Let’s remember that you who apparently knew from the start sitting under your wood eagle crafted by some people who did too and gave you a special gift from whatever kindergarten;and you still can’t find her.
She probably upsets you most because she’s a woman, an east European, and she has gotten away with i.
Ruja might have been assimilated by the Borg. You have no clue. You have no means to answer that.
The rest of the world is reconciled to anything about Ruja being a taxi on stupidity. You’re so till paying. Tosser
A mind is such a terrible thing to waste. Give it up, You need to learn to quit while you are behind. You still have no clue who and what Eagle did, for if you did you wouldn’t be making such asinine statements. Not one word you wrote has to do with the subject being discussed.
As for Ruja, she isn’t that brilliant as you like to make her out to be. I know of many thieves who stole far more money than she did over the years and got away with it. She is not in some elite club or criminal. I could care less where she came from. A criminal is a criminal no matter where they came from. She was before OC and always will be a criminal.
This from a guy who went to work for her and could not tell that OC was a Ponzi/Illegal Pyramid Scheme. So much for what you know.
By the way, that wood eagle is a bronze eagle with copper tipped beak and claws. You’d think with someone so smart as you claim to be would know the difference. You should see my Lead Crystal Eagle with gold tipped beak, claws and wingtips in a petrified wood base. Stunning piece.

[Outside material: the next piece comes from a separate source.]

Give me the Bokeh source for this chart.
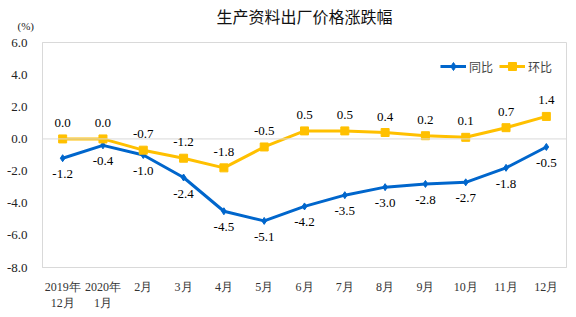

And after Ruja Ignatova disappeared without a trace, Duncan Arthur continued working with his “best friend” Konstantin Ignatov.
postimg.cc/cvJpBv3P
The way I understand it this “Solicitors Disciplinary Tribunal” is not an actual public court, but rather an internal lawyer-guild institution supposed to ensure the good conduct of lawyers in order to maintain their good image; my country of origin has some similar association, which is notoriously ineffective at investigating misconduct: in practice lawyers judging other lawyers will find them innocent and naïf.